Rows from a dataset of charts and code:
====================
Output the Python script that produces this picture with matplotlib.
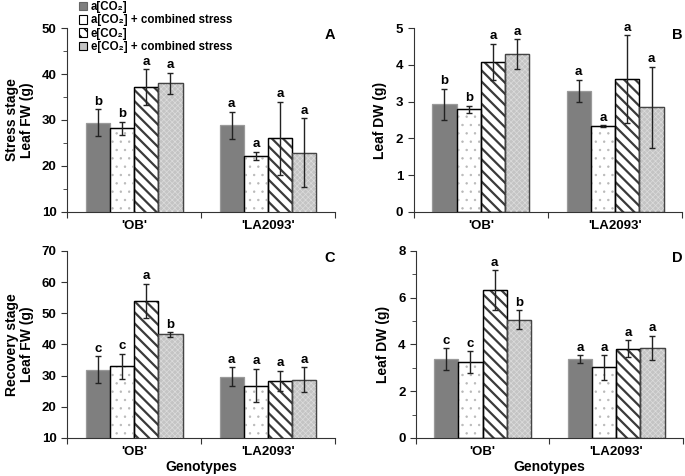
import matplotlib
matplotlib.use("Agg")
import matplotlib.pyplot as plt
from matplotlib.patches import Patch
from matplotlib.ticker import MultipleLocator

plt.rcParams['font.family'] = ['Liberation Sans', 'DejaVu Sans']
plt.rcParams['font.weight'] = 'bold'
plt.rcParams['axes.labelweight'] = 'bold'

# data
genotypes = ["'OB'", "'LA2093'"]
treatments = ["a[CO₂]", "a[CO₂] + combined stress", "e[CO₂]", "e[CO₂] + combined stress"]

# panel A: stress stage, leaf FW (rows = treatment, cols = genotype)
fw_stress = [[29.4, 28.8], [28.2, 22.2], [37.2, 26.0], [38.0, 22.9]]
fw_stress_err = [[3.0, 3.0], [1.4, 0.9], [3.9, 8.0], [2.3, 7.5]]
fw_stress_let = [["b", "a"], ["b", "a"], ["a", "a"], ["a", "a"]]

# panel B: stress stage, leaf DW
dw_stress = [[2.93, 3.29], [2.79, 2.34], [4.08, 3.61], [4.29, 2.85]]
dw_stress_err = [[0.42, 0.31], [0.10, 0.02], [0.50, 1.19], [0.41, 1.10]]
dw_stress_let = [["b", "a"], ["b", "a"], ["a", "a"], ["a", "a"]]

# panel C: recovery stage, leaf FW
fw_rec = [[31.9, 29.6], [33.0, 26.8], [54.0, 28.3], [43.2, 28.6]]
fw_rec_err = [[4.4, 3.0], [4.0, 5.4], [5.5, 3.3], [0.8, 4.0]]
fw_rec_let = [["c", "a"], ["c", "a"], ["a", "a"], ["b", "a"]]

# panel D: recovery stage, leaf DW
dw_rec = [[3.37, 3.37], [3.24, 3.02], [6.33, 3.82], [5.06, 3.85]]
dw_rec_err = [[0.46, 0.17], [0.47, 0.53], [0.85, 0.35], [0.40, 0.52]]
dw_rec_let = [["c", "a"], ["c", "a"], ["a", "a"], ["b", "a"]]

# styles: face, edge, hatch, hatch colour, hatch width
styles = [
    ("#7f7f7f", "#9a9a9a", None, None, 0),
    ("white", "black", "..", "#b8b8b8", 0.5),
    ("white", "black", "\\\\\\", "#3a3a3a", 1.6),
    ("#c4c4c4", "#444444", "xxxxxx", "#dcdcdc", 0.5),
]

BAR_W = 0.181
FS = 9.5


def add_bars(ax, vals, errs, lets):
    for i, (face, edge, hatch, hcol, hw) in enumerate(styles):
        xs = [g + 0.5 + (i - 1.5) * BAR_W for g in range(len(genotypes))]
        ax.bar(xs, vals[i], BAR_W, color=face, edgecolor=edge, linewidth=0.9, zorder=2)
        if hatch:
            with plt.rc_context({'hatch.linewidth': hw}):
                hb = ax.bar(xs, vals[i], BAR_W, fill=False, edgecolor=hcol,
                            hatch=hatch, linewidth=0, zorder=3)
            for p in hb:
                if hasattr(p, 'set_hatch_linewidth'):
                    p.set_hatch_linewidth(hw)
            ax.bar(xs, vals[i], BAR_W, fill=False, edgecolor=edge, linewidth=0.9, zorder=4)
        ax.errorbar(xs, vals[i], yerr=errs[i], fmt='none', ecolor='#222222',
                    elinewidth=1, capsize=2.5, capthick=1, zorder=5)
        for x, v, e, l in zip(xs, vals[i], errs[i], lets[i]):
            ax.annotate(l, (x, v + e), xytext=(0, 1), textcoords='offset points',
                        ha='center', va='bottom', fontsize=FS, fontweight='bold')


def style_axis(ax, ymin, ymax, major, minor, letter, ylabel):
    ax.set_xlim(0, 2)
    ax.set_ylim(ymin, ymax)
    ax.yaxis.set_major_locator(MultipleLocator(major))
    if minor:
        ax.yaxis.set_minor_locator(MultipleLocator(minor))
    ax.spines['top'].set_visible(False)
    ax.spines['right'].set_visible(False)
    for s in ('left', 'bottom'):
        ax.spines[s].set_color('#333333')
    ax.set_xticks([0, 1, 2])
    ax.set_xticklabels([])
    ax.set_xticks([0.5, 1.5], minor=True)
    ax.set_xticklabels(genotypes, minor=True, fontsize=FS, fontweight='bold')
    ax.tick_params(axis='x', which='major', direction='out', length=4, color='#333333')
    ax.tick_params(axis='x', which='minor', length=0, pad=6)
    ax.tick_params(axis='y', which='both', direction='out', color='#333333', labelsize=FS)
    ax.tick_params(axis='y', which='minor', length=3)
    ax.tick_params(axis='y', which='major', length=4)
    for t in ax.get_yticklabels():
        t.set_fontweight('bold')
    ax.set_ylabel(ylabel, fontsize=10, labelpad=6)
    ax.text(1.0, 0.96, letter, transform=ax.transAxes, ha='right', va='center',
            fontsize=10.5, fontweight='bold')


fig = plt.figure(figsize=(6.85, 4.76), dpi=100)
axA = fig.add_axes([0.098, 0.555, 0.391, 0.386])
axB = fig.add_axes([0.604, 0.555, 0.392, 0.386])
axC = fig.add_axes([0.098, 0.080, 0.391, 0.393])
axD = fig.add_axes([0.607, 0.080, 0.390, 0.393])

add_bars(axA, fw_stress, fw_stress_err, fw_stress_let)
style_axis(axA, 10, 50, 10, 5, "A", "Leaf FW (g)")
add_bars(axB, dw_stress, dw_stress_err, dw_stress_let)
style_axis(axB, 0, 5, 1, None, "B", "Leaf DW (g)")
add_bars(axC, fw_rec, fw_rec_err, fw_rec_let)
style_axis(axC, 10, 70, 10, None, "C", "Leaf FW (g)")
axC.set_xlabel("Genotypes", fontsize=10, labelpad=1)
add_bars(axD, dw_rec, dw_rec_err, dw_rec_let)
style_axis(axD, 0, 8, 2, 1, "D", "Leaf DW (g)")
axD.set_xlabel("Genotypes", fontsize=10, labelpad=1)

fig.text(0.018, 0.748, "Stress stage", rotation=90, ha='center', va='center',
         fontsize=10, fontweight='bold')
fig.text(0.018, 0.276, "Recovery stage", rotation=90, ha='center', va='center',
         fontsize=10, fontweight='bold')

legend_hatch = [None, None, "\\\\\\", None]
handles = [Patch(facecolor=s[0], edgecolor=('#666666' if i == 0 else 'black'),
                 hatch=legend_hatch[i], linewidth=0.8)
           for i, s in enumerate(styles)]
fig.legend(handles, treatments, loc='upper left', bbox_to_anchor=(0.103, 1.015),
           frameon=False, handlelength=0.75, handleheight=0.75,
           handletextpad=0.3, labelspacing=0.12, borderpad=0.2,
           prop={'weight': 'bold', 'size': 8.3})

fig.savefig("out.png", dpi=100)
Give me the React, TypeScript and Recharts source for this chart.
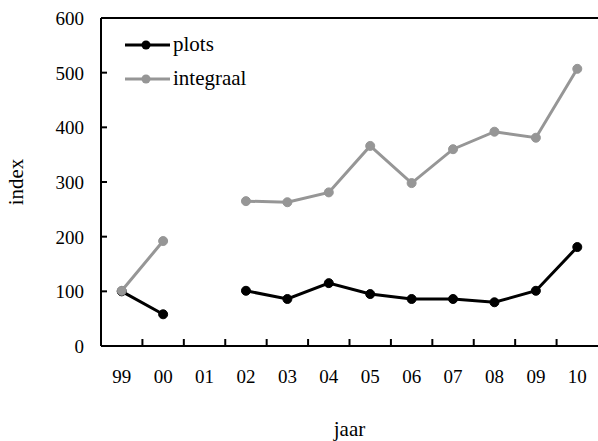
import React from 'react';
import { LineChart, Line, XAxis, YAxis, Legend, ReferenceLine } from 'recharts';

const years = ['99', '00', '01', '02', '03', '04', '05', '06', '07', '08', '09', '10'];
const plots = [100, 58, null, 101, 86, 115, 95, 86, 86, 80, 101, 181];
const integraal = [101, 192, null, 265, 263, 281, 366, 298, 360, 392, 381, 507];
const seriesNames = ['plots', 'integraal'];
const yTicks = [0, 100, 200, 300, 400, 500, 600];

const data = years.map((y, i) => ({ i, year: y, plots: plots[i], integraal: integraal[i] }));

// labels on whole numbers, tick marks on category boundaries
const xTicks: number[] = [];
years.forEach((_, i) => {
  xTicks.push(i);
  if (i < years.length - 1) xTicks.push(i + 0.5);
});

const FONT = '"Liberation Serif", "Times New Roman", serif';
const FS = 19;
const FS_WORD = 21;

const XTick = (props: any) => {
  const { x, y, payload } = props;
  const v = payload.value as number;
  if (Number.isInteger(v)) {
    return (
      <text x={x} y={y + 37} textAnchor="middle" fontFamily={FONT} fontSize={FS} fill="#000">
        {years[v]}
      </text>
    );
  }
  return <line x1={x} x2={x} y1={y} y2={y - 7} stroke="#000" strokeWidth={2} />;
};

const YTick = (props: any) => {
  const { x, y, payload } = props;
  return (
    <g>
      <line x1={x} x2={x + 6} y1={y} y2={y} stroke="#000" strokeWidth={2} />
      <text x={x - 17} y={y + 7} textAnchor="end" fontFamily={FONT} fontSize={FS} fill="#000">
        {payload.value}
      </text>
    </g>
  );
};

const YLabel = (props: any) => {
  const { viewBox } = props;
  const cx = viewBox.x + 16;
  const cy = viewBox.y + viewBox.height / 2;
  return (
    <text x={cx} y={cy} transform={`rotate(-90, ${cx}, ${cy})`} textAnchor="middle" dominantBaseline="central"
      fontFamily={FONT} fontSize={FS_WORD} fill="#000">
      index
    </text>
  );
};

const XLabel = (props: any) => {
  const { viewBox } = props;
  return (
    <text x={viewBox.x + viewBox.width / 2} y={viewBox.y + 90} textAnchor="middle" fontFamily={FONT} fontSize={FS_WORD} fill="#000">
      jaar
    </text>
  );
};

const LegendBox = (props: any) => {
  const items = [...(props.payload || [])].sort(
    (a: any, b: any) => seriesNames.indexOf(a.value) - seriesNames.indexOf(b.value)
  );
  return (
    <svg width={160} height={80} style={{ position: 'absolute', left: 0, top: 0, overflow: 'visible' }}>
      {items.map((p: any, k: number) => {
        const cy = 20 + k * 34;
        return (
          <g key={p.value}>
            <line x1={5} x2={50} y1={cy} y2={cy} stroke={p.color} strokeWidth={3} />
            <circle cx={26} cy={cy} r={4.5} fill={p.color} />
            <text x={53} y={cy + 6} fontFamily={FONT} fontSize={FS_WORD} fill="#000">{p.value}</text>
          </g>
        );
      })}
    </svg>
  );
};

export default function App() {
  return (
    <div style={{ position: 'fixed', left: 0, top: 0, width: 598, height: 441, background: '#fff' }}>
      <LineChart width={598} height={441} data={data} margin={{ top: 18, right: 0, bottom: 0, left: 0 }}>
        <XAxis
          dataKey="i"
          type="number"
          domain={[-0.5, 11.5]}
          ticks={xTicks}
          interval={0}
          height={95}
          tickSize={0}
          tickMargin={0}
          tickLine={false}
          axisLine={{ stroke: '#000', strokeWidth: 2 }}
          tick={<XTick />}
          label={<XLabel />}
        />
        <YAxis
          type="number"
          domain={[0, 600]}
          ticks={yTicks}
          interval={0}
          width={101}
          tickSize={0}
          tickMargin={0}
          tickLine={false}
          axisLine={{ stroke: '#000', strokeWidth: 2 }}
          tick={<YTick />}
          label={<YLabel />}
        />
        <ReferenceLine y={600} stroke="#000" strokeWidth={2} />
        <Legend
          verticalAlign="top"
          align="left"
          layout="vertical"
          content={<LegendBox />}
          wrapperStyle={{ position: 'absolute', left: 120, top: 25, width: 0, height: 0, overflow: 'visible' }}
        />
        <Line
          name="plots"
          dataKey="plots"
          stroke="#000"
          strokeWidth={3}
          dot={{ r: 4.5, fill: '#000', stroke: '#000', strokeWidth: 1 }}
          isAnimationActive={false}
        />
        <Line
          name="integraal"
          dataKey="integraal"
          stroke="#969696"
          strokeWidth={3}
          dot={{ r: 4.5, fill: '#969696', stroke: '#969696', strokeWidth: 1 }}
          isAnimationActive={false}
        />
      </LineChart>
    </div>
  );
}
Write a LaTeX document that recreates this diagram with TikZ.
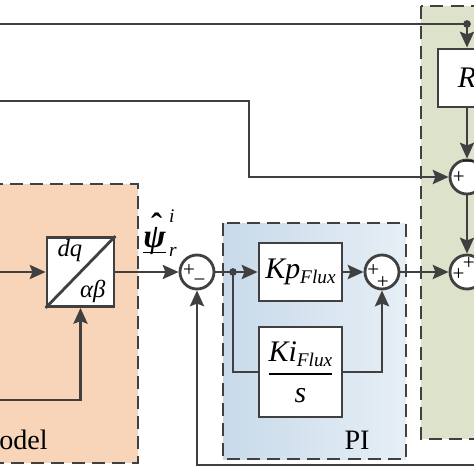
====================
#### [WHAT IS EXPECTED]
Only the lines from the one with "Give me the" down to the one with "YAxis, Legend, ReferenceLine" belong in your copy, both ends included; write them out exactly and skip any pictures.

#### [ANSWER IN FULL]
Give me the React, TypeScript and Recharts source for this chart.
import React from 'react';
import { LineChart, Line, XAxis, YAxis, Legend, ReferenceLine } from 'recharts';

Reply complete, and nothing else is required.